The 2021 Law on Republican Principles

Law No. 2021-1109 of 24 August 2021, commonly called the “separatism law,” represents the most significant expansion of France’s secular framework in recent years. The legislation tightened controls on associations, religious organizations, and foreign funding, responding to concerns about radical influences operating through legal loopholes.

The Republican Commitment Contract

Any association seeking public subsidies must now sign a contrat d’engagement républicain. By signing, the organization pledges to respect the principles of liberty, equality, and fraternity, uphold the secular character of the Republic, and refrain from actions that undermine public order. The definition of “subsidy” is broad and includes monetary grants, the loan of a public room, and access to public roads for events. An association that refuses to sign, or that violates the contract’s terms after signing, faces withdrawal of its subsidies and may be required to refund amounts already received.

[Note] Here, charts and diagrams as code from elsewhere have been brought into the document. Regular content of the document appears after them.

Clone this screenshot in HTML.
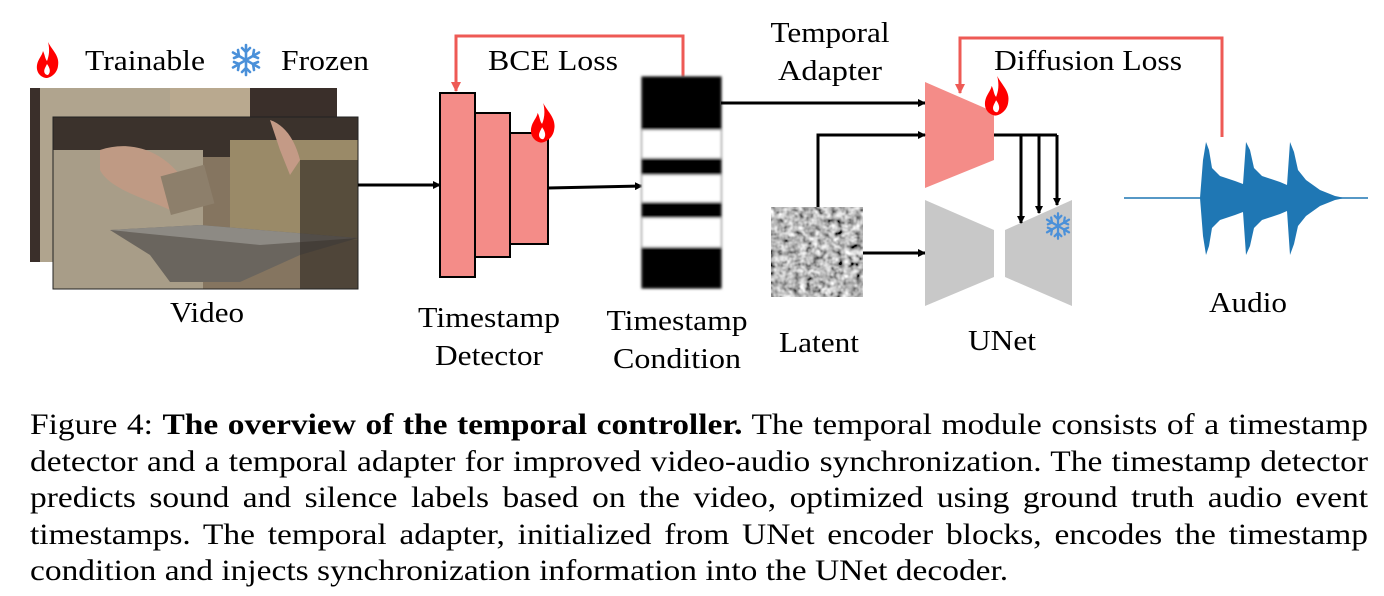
<!DOCTYPE html>
<html><head><meta charset="utf-8"><style>
html,body{margin:0;padding:0;background:#fff;width:1384px;height:596px;overflow:hidden;position:relative}
svg{position:absolute;left:0;top:0}
.cap{position:absolute;left:30px;width:1200px;transform:scaleX(1.115);transform-origin:0 0;font-family:"Liberation Serif",serif;font-size:30px;line-height:36px;color:#000;text-align:justify;text-align-last:justify;white-space:nowrap}
.last{text-align-last:left}
</style></head><body>
<svg width="1384" height="400" viewBox="0 0 1384 400" xmlns="http://www.w3.org/2000/svg">
<defs>
<filter id="noise" x="0" y="0" width="100%" height="100%"><feTurbulence type="fractalNoise" baseFrequency="0.16" numOctaves="2" seed="3"/><feColorMatrix type="matrix" values="0.33 0.33 0.33 0 0  0.33 0.33 0.33 0 0  0.33 0.33 0.33 0 0  0 0 0 0 1"/><feComponentTransfer><feFuncR type="linear" slope="2.6" intercept="-0.8"/><feFuncG type="linear" slope="2.6" intercept="-0.8"/><feFuncB type="linear" slope="2.6" intercept="-0.8"/></feComponentTransfer></filter>
<filter id="blur1"><feGaussianBlur stdDeviation="1.3"/></filter>
<marker id="ah" markerWidth="8" markerHeight="8" refX="7" refY="4" orient="auto" markerUnits="userSpaceOnUse"><path d="M0,0 L8,4 L0,8 Z" fill="#000"/></marker>
<marker id="ahr" markerWidth="10" markerHeight="10" refX="9" refY="5" orient="auto" markerUnits="userSpaceOnUse"><path d="M0,0 L10,5 L0,10 Z" fill="#ee5a55"/></marker>
<g id="flame"><path d="M12,0 C16,8 24,14 22,24 C21,32 14,36 10,36 C4,35 0,30 1,23 C2,17 6,14 7,9 C9,13 9,17 11,19 C13,14 14,8 12,0 Z" fill="#f00"/><path d="M11,22 C14,26 15,30 12,33 C9,33 7,30 9,26 Z" fill="#fff"/></g>
<g id="snow" stroke="#4a90d9" stroke-width="2.6" stroke-linecap="round" fill="none"><path d="M0,-15 V15 M-13,-7.5 L13,7.5 M-13,7.5 L13,-7.5"/><path d="M-4,-12 L0,-8 L4,-12 M-4,12 L0,8 L4,12 M-12,-2 L-7,-4 L-8,-10 M12,2 L7,4 L8,10 M-12,2 L-7,4 L-8,10 M12,-2 L7,-4 L8,-10"/></g>
</defs>
<g font-family="Liberation Serif, serif" font-size="29" fill="#000">
<use href="#flame" transform="translate(36,42)"/>
<text x="85" y="70" textLength="120" lengthAdjust="spacingAndGlyphs">Trainable</text>
<use href="#snow" transform="translate(246,60)"/>
<text x="281" y="70" textLength="88" lengthAdjust="spacingAndGlyphs">Frozen</text>
<rect x="30" y="88" width="307" height="174" fill="#3a2f2a"/>
<rect x="40" y="88" width="130" height="174" fill="#b0a48e"/>
<rect x="170" y="88" width="80" height="60" fill="#b9a98f"/>
<rect x="53" y="117" width="305" height="172" fill="#857560"/>
<rect x="53" y="117" width="305" height="40" fill="#3b322c"/>
<rect x="230" y="140" width="128" height="100" fill="#9a8a68"/>
<rect x="53" y="150" width="150" height="139" fill="#a89d88"/>
<path d="M100,150 C130,140 160,150 180,175 L170,210 C150,200 110,190 100,170 Z" fill="#bf9a84"/>
<rect x="165" y="170" width="45" height="40" fill="#8d7f6b" transform="rotate(-15 187 190)"/>
<path d="M110,230 L200,225 L358,238 L300,255 L240,282 L170,282 L150,255 Z" fill="#6a655e"/>
<path d="M110,230 L200,225 L358,238 L260,245 Z" fill="#8d8a84"/>
<path d="M270,120 C285,125 295,140 300,160 L290,175 L280,150 Z" fill="#c49a86"/>
<rect x="300" y="160" width="58" height="129" fill="#2c2420" opacity=".6"/>
<rect x="53" y="117" width="305" height="172" fill="none" stroke="#222" stroke-width="1"/>
<text x="207" y="322" text-anchor="middle" textLength="74" lengthAdjust="spacingAndGlyphs">Video</text>
<path d="M683,77 V36 H456 V91" fill="none" stroke="#ee5a55" stroke-width="3" marker-end="url(#ahr)"/>
<text x="488" y="70" textLength="130" lengthAdjust="spacingAndGlyphs">BCE Loss</text>
<rect x="510" y="133" width="38" height="111" fill="#f48c88" stroke="#000" stroke-width="2"/>
<rect x="475" y="113" width="35" height="144" fill="#f48c88" stroke="#000" stroke-width="2"/>
<rect x="440" y="93" width="35" height="184" fill="#f48c88" stroke="#000" stroke-width="2"/>
<use href="#flame" transform="translate(530,103) scale(1.1)"/>
<line x1="358" y1="185" x2="440" y2="185" stroke="#000" stroke-width="3" marker-end="url(#ah)"/>
<line x1="548" y1="188" x2="642" y2="186" stroke="#000" stroke-width="3" marker-end="url(#ah)"/>
<text x="489" y="327" text-anchor="middle" textLength="142" lengthAdjust="spacingAndGlyphs">Timestamp</text>
<text x="489" y="365" text-anchor="middle" textLength="108" lengthAdjust="spacingAndGlyphs">Detector</text>
<rect x="641" y="76" width="81" height="213" fill="#999" filter="url(#blur1)"/>
<g filter="url(#blur1)">
<rect x="642" y="77" width="79" height="211" fill="#000"/>
<rect x="642" y="130" width="79" height="28" fill="#fff"/>
<rect x="642" y="175" width="79" height="27" fill="#fff"/>
<rect x="642" y="218" width="79" height="29" fill="#fff"/>
</g>
<text x="677" y="330" text-anchor="middle" textLength="141" lengthAdjust="spacingAndGlyphs">Timestamp</text>
<text x="677" y="368" text-anchor="middle" textLength="128" lengthAdjust="spacingAndGlyphs">Condition</text>
<text x="830" y="42" text-anchor="middle" textLength="119" lengthAdjust="spacingAndGlyphs">Temporal</text>
<text x="830" y="80" text-anchor="middle" textLength="104" lengthAdjust="spacingAndGlyphs">Adapter</text>
<line x1="721" y1="103" x2="925" y2="103" stroke="#000" stroke-width="3" marker-end="url(#ah)"/>
<polygon points="925,82 994,112 994,160 925,188" fill="#f48c88"/>
<use href="#flame" transform="translate(984,76) scale(1.1)"/>
<path d="M1222,137 V38 H960 V93" fill="none" stroke="#ee5a55" stroke-width="3" marker-end="url(#ahr)"/>
<text x="994" y="70" textLength="188" lengthAdjust="spacingAndGlyphs">Diffusion Loss</text>
<rect x="771" y="207" width="92" height="90" fill="#777" filter="url(#noise)"/>
<path d="M818,207 V135 H925" fill="none" stroke="#000" stroke-width="3" marker-end="url(#ah)"/>
<line x1="863" y1="253" x2="925" y2="253" stroke="#000" stroke-width="3" marker-end="url(#ah)"/>
<text x="819" y="352" text-anchor="middle" textLength="80" lengthAdjust="spacingAndGlyphs">Latent</text>
<polygon points="925,200 994,230 994,277 925,306" fill="#c8c8c8"/>
<polygon points="1005,230 1072,200 1072,306 1005,277" fill="#c8c8c8"/>
<path d="M994,135 H1057" fill="none" stroke="#000" stroke-width="3"/>
<line x1="1021" y1="135" x2="1021" y2="223" stroke="#000" stroke-width="3" marker-end="url(#ah)"/>
<line x1="1039" y1="135" x2="1039" y2="213" stroke="#000" stroke-width="3" marker-end="url(#ah)"/>
<line x1="1057" y1="135" x2="1057" y2="205" stroke="#000" stroke-width="3" marker-end="url(#ah)"/>
<use href="#snow" transform="translate(1058,226) scale(0.85)"/>
<text x="1002" y="350" text-anchor="middle" textLength="68" lengthAdjust="spacingAndGlyphs">UNet</text>
<line x1="1124" y1="198" x2="1368" y2="198" stroke="#1f77b4" stroke-width="1.5"/>
<polygon fill="#1f77b4" points="1200,198 1203,160 1206,142 1209,150 1212,168 1220,176 1235,181 1243,184 1246,142 1250,150 1254,168 1262,176 1280,182 1287,185 1290,142 1294,152 1298,170 1306,180 1320,190 1335,196 1345,198 1335,200 1320,206 1306,216 1298,226 1294,244 1290,255 1287,211 1280,214 1262,220 1254,228 1250,246 1246,255 1243,212 1235,215 1220,220 1212,228 1209,246 1206,255 1203,236"/>
<text x="1248" y="312" text-anchor="middle" textLength="78" lengthAdjust="spacingAndGlyphs">Audio</text>
</g>
</svg>
<div class="cap" style="top:407px">Figure 4: <b>The overview of the temporal controller.</b> The temporal module consists of a timestamp</div>
<div class="cap" style="top:444px">detector and a temporal adapter for improved video-audio synchronization. The timestamp detector</div>
<div class="cap" style="top:480px">predicts sound and silence labels based on the video, optimized using ground truth audio event</div>
<div class="cap" style="top:517px">timestamps. The temporal adapter, initialized from UNet encoder blocks, encodes the timestamp</div>
<div class="cap last" style="top:553px">condition and injects synchronization information into the UNet decoder.</div>
</body></html>
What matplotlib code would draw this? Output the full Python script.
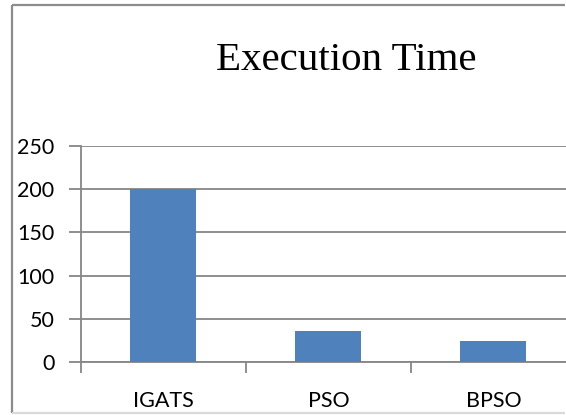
import matplotlib.pyplot as plt
from matplotlib.lines import Line2D

# values
methods = ['IGATS', 'PSO', 'BPSO']
exec_time = [200, 36, 24]
y_ticks = [0, 50, 100, 150, 200, 250]

grid_col = '#868686'
bar_col = '#4F81BD'

fig = plt.figure(figsize=(5.66, 4.15), dpi=100)

# outer chart border: top, left, bottom (right side is cut off in the picture)
bx0, by0, by1 = 11.5 / 566, 1 - 413 / 415, 1 - 5.5 / 415
for xs, ys, c in [([bx0, 0.999], [by1, by1], '#8c8c8c'),
                  ([bx0, bx0], [by0, by1], '#8c8c8c'),
                  ([bx0, 0.999], [by0, by0], '#d9d9d9')]:
    fig.add_artist(Line2D(xs, ys, transform=fig.transFigure, color=c, linewidth=1.6,
                          solid_capstyle='butt'))

ax = fig.add_axes([80.7 / 566, 53 / 415, 495.3 / 566, 216 / 415])
x = range(len(methods))
ax.bar(x, exec_time, width=0.4, color=bar_col, zorder=3)

ax.set_xlim(-0.5, len(methods) - 0.5)
ax.set_ylim(0, 250)
ax.set_yticks(y_ticks)
ax.yaxis.grid(True, color=grid_col, linewidth=1.3)
ax.set_axisbelow(True)

ax.set_xticks(list(x))
ax.set_xticklabels(methods)
ax.set_xticks([-0.5, 0.5, 1.5, 2.5], minor=True)
ax.tick_params(axis='x', which='major', length=0, pad=21)
ax.tick_params(axis='x', which='minor', length=8, width=1.3, color=grid_col, direction='out')
ax.tick_params(axis='y', length=9, width=1.3, color=grid_col, direction='out', pad=10)
for lab in ax.get_xticklabels() + ax.get_yticklabels():
    lab.set_fontfamily('Lato')
    lab.set_fontsize(15.5)

for s in ['top', 'right']:
    ax.spines[s].set_visible(False)
for s in ['left', 'bottom']:
    ax.spines[s].set_color(grid_col)
    ax.spines[s].set_linewidth(1.3)

fig.text(346 / 566, 1 - 60 / 415, 'Execution Time', ha='center', va='center',
         fontfamily='Liberation Serif', fontsize=29.5)

fig.savefig('out.png', dpi=100)
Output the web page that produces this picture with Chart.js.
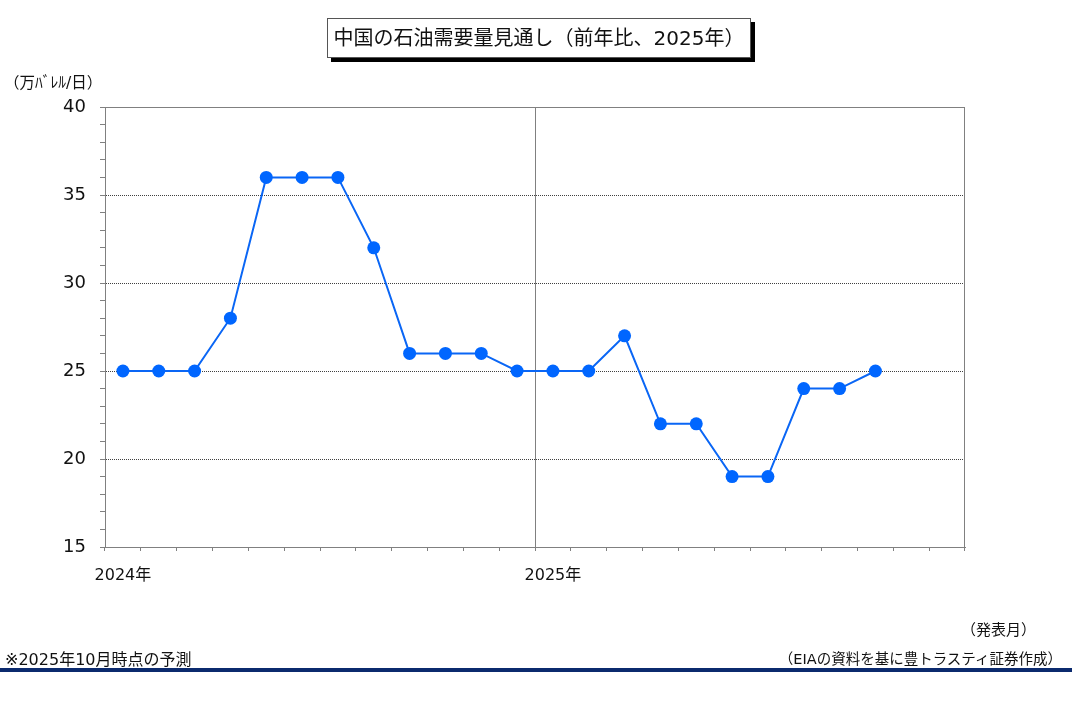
<!DOCTYPE html>
<html>
<head>
<meta charset="utf-8">
<script src="https://cdn.jsdelivr.net/npm/chart.js@4.4.1/dist/chart.umd.min.js"></script>
<style>
  body { margin: 0; background: #fff; font-family: "DejaVu Sans", "Noto Sans CJK JP", sans-serif; color: #111; }
  #wrap { position: relative; width: 1074px; height: 707px; overflow: hidden; }
  #c { position: absolute; left: 0; top: 0; }
  .txt { position: absolute; white-space: nowrap; }
  #title { left: 327px; top: 18px; width: 422px; height: 38px; border: 1px solid #555; background: #fff;
           box-shadow: 4px 4px 0 #000; font-size: 20px; line-height: 38px; text-align: center; }
  #unit { left: 4px; top: 70px; font-size: 15.5px; }
  #note { left: 5px; top: 646px; font-size: 16px; }
  #month { right: 38px; top: 618px; font-size: 15px; }
  #src { right: 12px; top: 647px; font-size: 14.5px; }
  #rule { position: absolute; left: 0; top: 668px; width: 1072px; height: 4px; background: #0b2a6e; }
</style>
</head>
<body>
<div id="wrap">
  <canvas id="c" width="1074" height="707"></canvas>
  <div id="title" class="txt">中国の石油需要量見通し（前年比、2025年）</div>
  <div id="unit" class="txt">（万ﾊﾞﾚﾙ/日）</div>
  <div id="month" class="txt">（発表月）</div>
  <div id="note" class="txt">※2025年10月時点の予測</div>
  <div id="src" class="txt">（EIAの資料を基に豊トラスティ証券作成）</div>
  <div id="rule"></div>
</div>
<script>
// 発表月 2024/1 - 2025/12
const months = ['2024年', '', '', '', '', '', '', '', '', '', '', '',
                '2025年', '', '', '', '', '', '', '', '', '', '', ''];
// 前年比の需要増加見通し（万バレル/日）
const demandGrowth = [25, 25, 25, 28, 36, 36, 36, 32, 26, 26, 26, 25,
                      25, 25, 27, 22, 22, 19, 19, 24, 24, 25];
const yMin = 15, yMax = 40;

const boxPlugin = {
  id: 'box',
  beforeDatasetsDraw(chart) {
    const a = chart.chartArea, ctx = chart.ctx;
    ctx.save();
    ctx.strokeStyle = '#808080';
    ctx.lineWidth = 1;
    ctx.strokeRect(a.left + 0.5, a.top + 0.5, a.right - a.left - 1, a.bottom - a.top);
    ctx.restore();
  }
};

const ctx = document.getElementById('c').getContext('2d');
new Chart(ctx, {
  type: 'line',
  data: {
    labels: months,
    datasets: [{
      data: demandGrowth,
      borderColor: '#0a66f5',
      backgroundColor: '#0066ff',
      borderWidth: 2,
      pointRadius: 6.5,
      pointBorderWidth: 0,
      pointBackgroundColor: '#0066ff',
      tension: 0,
      fill: false
    }]
  },
  plugins: [boxPlugin],
  options: {
    responsive: false,
    animation: false,
    layout: { padding: { left: 0, top: 107, right: 109, bottom: 0 } },
    plugins: { legend: { display: false }, tooltip: { enabled: false } },
    scales: {
      x: {
        type: 'category',
        offset: true,
        afterFit: s => { s.height = 160; },
        grid: {
          offset: true,
          color: c => c.index === 12 ? '#808080' : 'rgba(0,0,0,0)',
          tickColor: '#808080',
          tickLength: 4,
          lineWidth: 1
        },
        border: { color: '#808080', width: 1 },
        ticks: {
          autoSkip: false,
          maxRotation: 0,
          padding: 15,
          color: '#111',
          font: { family: '"DejaVu Sans", "Noto Sans CJK JP"', size: 16 }
        }
      },
      y: {
        min: yMin,
        max: yMax,
        afterFit: s => { s.width = 105; },
        grid: {
          color: c => (c.tick && c.tick.value % 5 === 0 && c.tick.value !== yMin && c.tick.value !== yMax) ? '#404040' : 'rgba(0,0,0,0)',
          tickColor: '#808080',
          tickLength: 5,
          lineWidth: 1
        },
        border: { color: '#808080', width: 1, dash: [1, 1] },
        ticks: {
          stepSize: 1,
          autoSkip: false,
          padding: 14,
          color: '#111',
          font: { family: '"DejaVu Sans"', size: 18 },
          callback: v => v % 5 === 0 ? v : ''
        }
      }
    }
  }
});
</script>
</body>
</html>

Financial Controls on Religious Organizations

The 2021 law also imposed stricter financial transparency requirements on religious associations. Foreign funding above 10,000 euros must be declared. The government gained broader authority to dissolve associations by presidential decree on the proposal of the Interior Ministry, a power previously more difficult to exercise. These provisions reflect a shift from the traditional hands-off approach of the 1905 law toward more active oversight of organizations the state considers vulnerable to external influence.

Tax Treatment of Religious Donations

Despite the state’s refusal to fund religious organizations directly, the tax code provides an indirect benefit. Individuals who donate to qualifying associations, including religious ones organized under the 1905 law, can claim a tax reduction of 66% of the amount donated, up to a ceiling of 20% of their taxable income.10Service Public. Donations to Associations and Tax Cuts: New Rules in 2026 Starting 1 January 2026, donations specifically directed toward safeguarding religious heritage in French communes also qualify for a 66% tax reduction. This creates a practical tension at the heart of laïcité: the state does not pay for worship, but it does effectively subsidize private generosity toward religious institutions through the tax system.

The Alsace-Moselle Exception

Three departments in eastern France, Bas-Rhin, Haut-Rhin, and Moselle, operate under entirely different rules. When the 1905 separation law was passed, these territories belonged to Germany following the Franco-Prussian War. By the time France recovered them after World War I, the 1905 law was already settled law elsewhere, but the government chose not to extend it to the reclaimed departments. The Concordat of 1801 remains in force there to this day.

Under this older system, the state officially recognizes four faiths: Catholic, Lutheran, Reformed (Calvinist), and Jewish. It pays the salaries of roughly 1,500 clergy members across these denominations, and those salaries come from public funds administered through a bureau attached to the Interior Ministry. Religious education in those four traditions is compulsory in public schools, though parents can request in writing that their child take a secular alternative course instead.

This regional anomaly is a frequent subject of political debate. Critics argue it contradicts the Republic’s constitutional commitment to secularism. Defenders point out that imposing the 1905 law retroactively would upend a century of established local practice and that the Conseil d’État affirmed the Concordat’s continued validity as early as 1925. For now, Alsace-Moselle remains the most visible proof that laïcité, for all its rigidity as a national principle, has never been applied with perfect uniformity.